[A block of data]
>>>>

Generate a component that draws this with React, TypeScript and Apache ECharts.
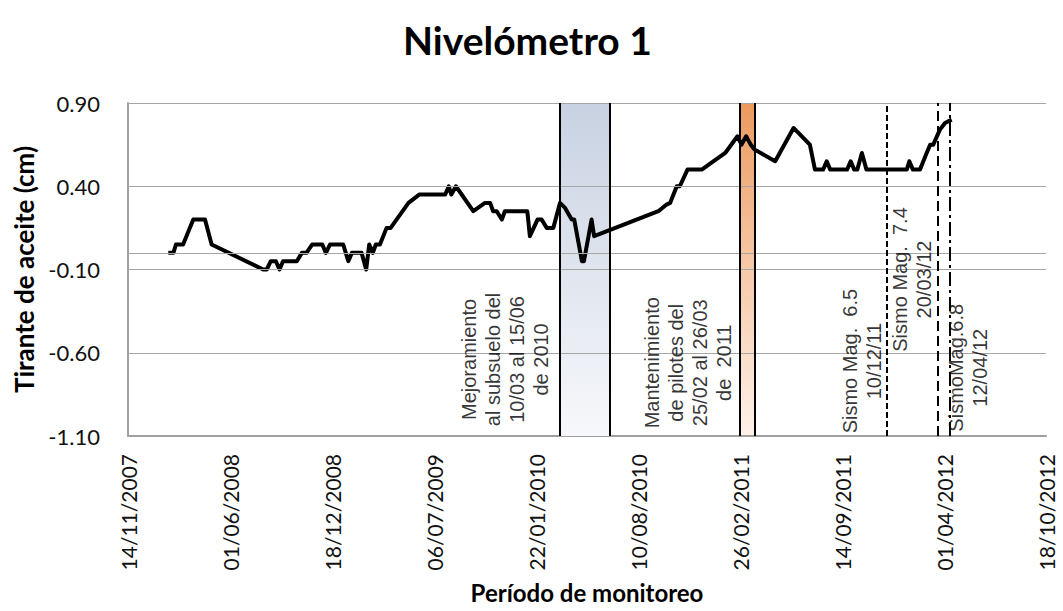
import React, { useEffect, useRef } from "react";
import * as echarts from "echarts";

// ---- data ----
const dates = [
  "2008-02-01", "2008-02-11", "2008-02-16", "2008-03-01", "2008-03-21", "2008-04-13", "2008-04-26",
  "2008-08-05", "2008-08-12", "2008-08-20", "2008-08-30", "2008-09-06", "2008-09-13", "2008-10-10",
  "2008-10-20", "2008-10-29", "2008-11-09", "2008-11-29", "2008-12-06", "2008-12-14", "2009-01-09",
  "2009-01-19", "2009-01-26", "2009-02-14", "2009-02-23", "2009-03-01", "2009-03-08", "2009-03-14",
  "2009-03-22", "2009-04-04", "2009-04-12", "2009-05-17", "2009-06-07", "2009-07-28", "2009-08-04",
  "2009-08-09", "2009-08-18", "2009-09-21", "2009-10-14", "2009-10-24", "2009-10-30", "2009-11-06",
  "2009-11-16", "2009-11-22", "2010-01-05", "2010-01-10", "2010-01-25", "2010-02-02", "2010-02-12",
  "2010-02-25", "2010-03-10", "2010-03-20", "2010-04-02", "2010-04-07", "2010-04-22", "2010-04-26",
  "2010-05-05", "2010-05-11", "2010-05-16", "2010-09-19", "2010-10-05", "2010-10-12", "2010-10-25",
  "2010-10-31", "2010-11-15", "2010-12-13", "2011-01-28", "2011-02-21", "2011-03-01", "2011-03-10",
  "2011-03-19", "2011-03-27", "2011-05-06", "2011-06-11", "2011-07-13", "2011-07-23", "2011-08-08",
  "2011-08-15", "2011-08-22", "2011-09-24", "2011-10-01", "2011-10-08", "2011-10-14", "2011-10-23",
  "2011-11-01", "2012-01-19", "2012-01-24", "2012-01-31", "2012-02-14", "2012-02-27", "2012-03-05",
  "2012-03-11", "2012-03-24", "2012-04-03", "2012-04-16",
];
const values = [
  0.0, 0.0, 0.05, 0.05, 0.2, 0.2, 0.05,
  -0.1, -0.1, -0.05, -0.05, -0.1, -0.05, -0.05,
  0.0, 0.0, 0.05, 0.05, 0.0, 0.05, 0.05,
  -0.05, 0.0, 0.0, -0.1, 0.05, 0.0, 0.05,
  0.05, 0.15, 0.15, 0.3, 0.35, 0.35, 0.4,
  0.35, 0.4, 0.25, 0.3, 0.3, 0.25, 0.25,
  0.2, 0.25, 0.25, 0.1, 0.2, 0.2, 0.15,
  0.15, 0.3, 0.27, 0.2, 0.2, -0.05, -0.05,
  0.1, 0.2, 0.1, 0.25, 0.29, 0.3, 0.4,
  0.4, 0.5, 0.5, 0.6, 0.7, 0.65, 0.7,
  0.65, 0.62, 0.55, 0.75, 0.65, 0.5, 0.5,
  0.55, 0.5, 0.5, 0.55, 0.5, 0.5, 0.6,
  0.5, 0.5, 0.55, 0.5, 0.5, 0.6, 0.65,
  0.65, 0.74, 0.78, 0.8,
];

const xStart = "2007-11-14";
const xEnd = "2012-10-18";
const xStepDays = 200;
const yTickLabels = [-1.1, -0.6, -0.1, 0.4, 0.9];
const yGridLevels = [-0.6, -0.1, 0, 0.4, 0.9];
const yMin = -1.1;
const yMax = 0.9;

const blueBand = ["2010-03-10", "2010-06-15"];
const orangeBand = ["2011-02-25", "2011-03-26"];
const quakeDates = ["2011-12-10", "2012-03-20", "2012-04-12"];

const annotationTexts = [
  "Mejoramiento\nal subsuelo del\n10/03 al 15/06\nde 2010",
  "Mantenimiento\nde pilotes del\n25/02 al 26/03\nde  2011",
  "Sismo Mag.  6.5\n10/12/11",
  "Sismo Mag.  7.4\n20/03/12",
  "SismoMag.6.8\n12/04/12",
];
const annotationDates = ["2009-11-22", "2010-11-16", "2011-10-23", "2012-01-29", "2012-05-18"];
const annotationValues = [-0.64, -0.66, -0.65, -0.16, -0.69];

// ---- helpers ----
const toSerial = (iso: string) => {
  const [y, m, d] = iso.split("-").map(Number);
  return Date.UTC(y, m - 1, d) / 86400000 + 25569;
};
const serialToLabel = (s: number) => {
  const dt = new Date((s - 25569) * 86400000);
  const dd = String(dt.getUTCDate()).padStart(2, "0");
  const mm = String(dt.getUTCMonth() + 1).padStart(2, "0");
  return `${dd}/${mm}/${dt.getUTCFullYear()}`;
};

const quakeStyles = [
  { type: [6, 3] as any, width: 2 },
  { type: [10, 5] as any, width: 2 },
  { type: [14, 4, 3, 4] as any, width: 2 },
];

export default function App() {
  const ref = useRef<HTMLDivElement>(null);
  useEffect(() => {
    if (!ref.current) return;
    const chart = echarts.init(ref.current, undefined, { renderer: "svg" });
    const lineData = dates.map((d, i) => [toSerial(d), values[i]]);
    const blueGrad = new echarts.graphic.LinearGradient(0, 0, 0, 1, [
      { offset: 0, color: "#c8d2e2" },
      { offset: 1, color: "#f7f8fb" },
    ]);
    const orangeGrad = new echarts.graphic.LinearGradient(0, 0, 0, 1, [
      { offset: 0, color: "rgba(228,120,40,0.75)" },
      { offset: 1, color: "rgba(240,140,70,0.12)" },
    ]);
    const option: any = {
      animation: false,
      backgroundColor: "#ffffff",
      title: {
        text: "Nivelómetro 1",
        left: 398,
        top: 15,
        textStyle: { fontFamily: "Lato", fontWeight: "bold", fontSize: 39, color: "#000" },
      },
      grid: {
        left: 128,
        right: 17,
        top: 103,
        bottom: 175,
        containLabel: false,
        outerBoundsMode: "none",
      },
      xAxis: {
        type: "value",
        min: toSerial(xStart),
        max: toSerial(xEnd),
        interval: xStepDays,
        name: "Período de monitoreo",
        nameLocation: "middle",
        nameGap: 144,
        nameTextStyle: { fontFamily: "Lato", fontWeight: "bold", fontSize: 24, color: "#000" },
        axisLine: { show: true, onZero: false, lineStyle: { color: "#a0a0a0", width: 2 } },
        axisTick: { show: false },
        splitLine: { show: false },
        axisLabel: {
          rotate: 90,
          margin: 18,
          fontFamily: "Lato",
          fontSize: 21,
          color: "#111",
          formatter: (v: number) => serialToLabel(v),
        },
      },
      yAxis: {
        type: "value",
        min: yMin,
        max: yMax,
        name: "Tirante de aceite (cm)",
        nameLocation: "middle",
        nameGap: 88,
        nameTextStyle: { fontFamily: "Lato", fontWeight: "bold", fontSize: 26, color: "#000" },
        axisLine: { show: true, lineStyle: { color: "#a0a0a0", width: 2 } },
        axisTick: { show: false },
        splitLine: { show: false },
        axisLabel: {
          customValues: yTickLabels,
          margin: 28,
          fontFamily: "Lato",
          fontSize: 22,
          color: "#111",
          formatter: (v: number) => v.toFixed(2),
        },
      },
      series: [
        {
          name: "bandBlue",
          type: "line",
          data: [],
          z: 1,
          silent: true,
          markArea: {
            silent: true,
            itemStyle: { color: blueGrad },
            data: [[{ xAxis: toSerial(blueBand[0]) }, { xAxis: toSerial(blueBand[1]) }]],
          },
        },
        {
          name: "grid",
          type: "line",
          data: [],
          z: 2,
          silent: true,
          markLine: {
            silent: true,
            symbol: "none",
            label: { show: false },
            lineStyle: { color: "#a6a6a6", width: 1, type: "solid" },
            data: yGridLevels.map((v) => ({ yAxis: v })),
          },
        },
        {
          name: "Nivelómetro 1",
          type: "line",
          data: lineData,
          z: 3,
          showSymbol: false,
          symbol: "none",
          lineStyle: { color: "#000", width: 4, join: "round" },
        },
        {
          name: "bandOrange",
          type: "line",
          data: [],
          z: 5,
          silent: true,
          markArea: {
            silent: true,
            itemStyle: { color: orangeGrad },
            data: [[{ xAxis: toSerial(orangeBand[0]) }, { xAxis: toSerial(orangeBand[1]) }]],
          },
        },
        {
          name: "verticals",
          type: "line",
          data: [],
          z: 6,
          silent: true,
          markLine: {
            silent: true,
            symbol: "none",
            label: { show: false },
            data: [
              ...[...blueBand, ...orangeBand].map((d) => ({
                xAxis: toSerial(d),
                lineStyle: { color: "#000", width: 2, type: "solid" },
              })),
              ...quakeDates.map((d, i) => ({
                xAxis: toSerial(d),
                lineStyle: { color: "#000", width: quakeStyles[i].width, type: quakeStyles[i].type },
              })),
            ],
          },
        },
        {
          name: "annotations",
          type: "scatter",
          z: 7,
          silent: true,
          symbolSize: 1,
          itemStyle: { color: "rgba(0,0,0,0)" },
          data: annotationTexts.map((t, i) => ({
            value: [toSerial(annotationDates[i]), annotationValues[i]],
            label: { formatter: t },
          })),
          label: {
            show: true,
            position: "inside",
            rotate: 90,
            align: "center",
            verticalAlign: "middle",
            fontFamily: "Liberation Sans",
            fontSize: 20,
            lineHeight: 24,
            color: "#000",
          },
        },
      ],
    };
    chart.setOption(option);
    return () => chart.dispose();
  }, []);
  return (
    <div
      ref={ref}
      style={{ position: "fixed", left: 0, top: 0, width: 1063, height: 611, background: "#fff" }}
    />
  );
}
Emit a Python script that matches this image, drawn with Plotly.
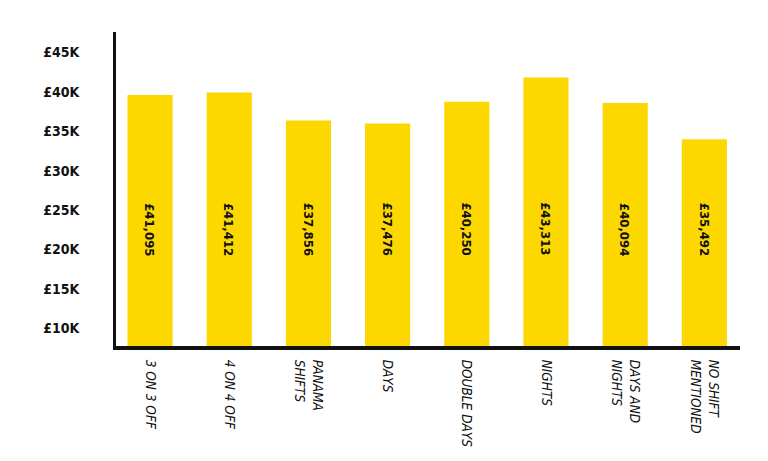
import plotly.graph_objects as go

# ---- data ----
categories = ["3 ON 3 OFF", "4 ON 4 OFF", "PANAMA<br>SHIFTS", "DAYS", "DOUBLE DAYS",
              "NIGHTS", "DAYS AND<br>NIGHTS", "NO SHIFT<br>MENTIONED"]
salaries = [41095, 41412, 37856, 37476, 40250, 43313, 40094, 35492]
tick_values_k = [10, 15, 20, 25, 30, 35, 40, 45]
tick_labels = ["£10K", "£15K", "£20K", "£25K", "£30K", "£35K", "£40K", "£45K"]
value_labels = ["£41,095", "£41,412", "£37,856", "£37,476", "£40,250", "£43,313", "£40,094", "£35,492"]

YELLOW = "#FDD800"
INK = "#111111"
FONT = "DejaVu Sans Condensed, Roboto Condensed, Liberation Sans Narrow, Roboto, sans-serif"
TICK_SHIFT = 1500  # the original's tick labels sit ~1.5K above their true values

x_idx = list(range(len(categories)))

fig = go.Figure()
fig.add_trace(go.Bar(
    x=x_idx, y=salaries, marker=dict(color=YELLOW, line=dict(width=0)),
    width=0.57, hoverinfo="skip",
))

for i, lab in enumerate(value_labels):
    fig.add_annotation(
        x=x_idx[i], xref="x", y=0.372, yref="paper", text=lab, showarrow=False,
        textangle=90, font=dict(family=FONT, size=13, color=INK, weight="bold"),
        xanchor="center", yanchor="middle",
    )

fig.update_layout(
    width=760, height=453,
    margin=dict(l=108, r=28, t=24, b=115),
    paper_bgcolor="white", plot_bgcolor="white",
    showlegend=False,
    xaxis=dict(
        range=[-0.43, 7.45], tickmode="array", tickvals=x_idx, ticktext=categories,
        tickangle=90, showgrid=False, zeroline=False,
        showline=True, linecolor=INK, linewidth=4, ticks="",
        ticklabelstandoff=7,
        tickfont=dict(family=FONT, size=13.5, color=INK, style="italic"),
    ),
    yaxis=dict(
        range=[9250, 49100], tickmode="array",
        tickvals=[v * 1000 + TICK_SHIFT for v in tick_values_k], ticktext=tick_labels,
        showgrid=False, zeroline=False, showline=True, linecolor=INK, linewidth=3,
        ticks="", ticklabelstandoff=31,
        tickfont=dict(family=FONT, size=14, color=INK, weight="bold"),
    ),
)

fig.write_html("out.html")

<<<<

EXERCISE AIM
Your task is to reproduce the entries above word for word, from the first line through the line with "import * as", and please leave out any pictures.

FULL SOLUTION
Generate a component that draws this with React, TypeScript and Apache ECharts.
import React, { useEffect, useRef } from "react";
import * as echarts from "echarts";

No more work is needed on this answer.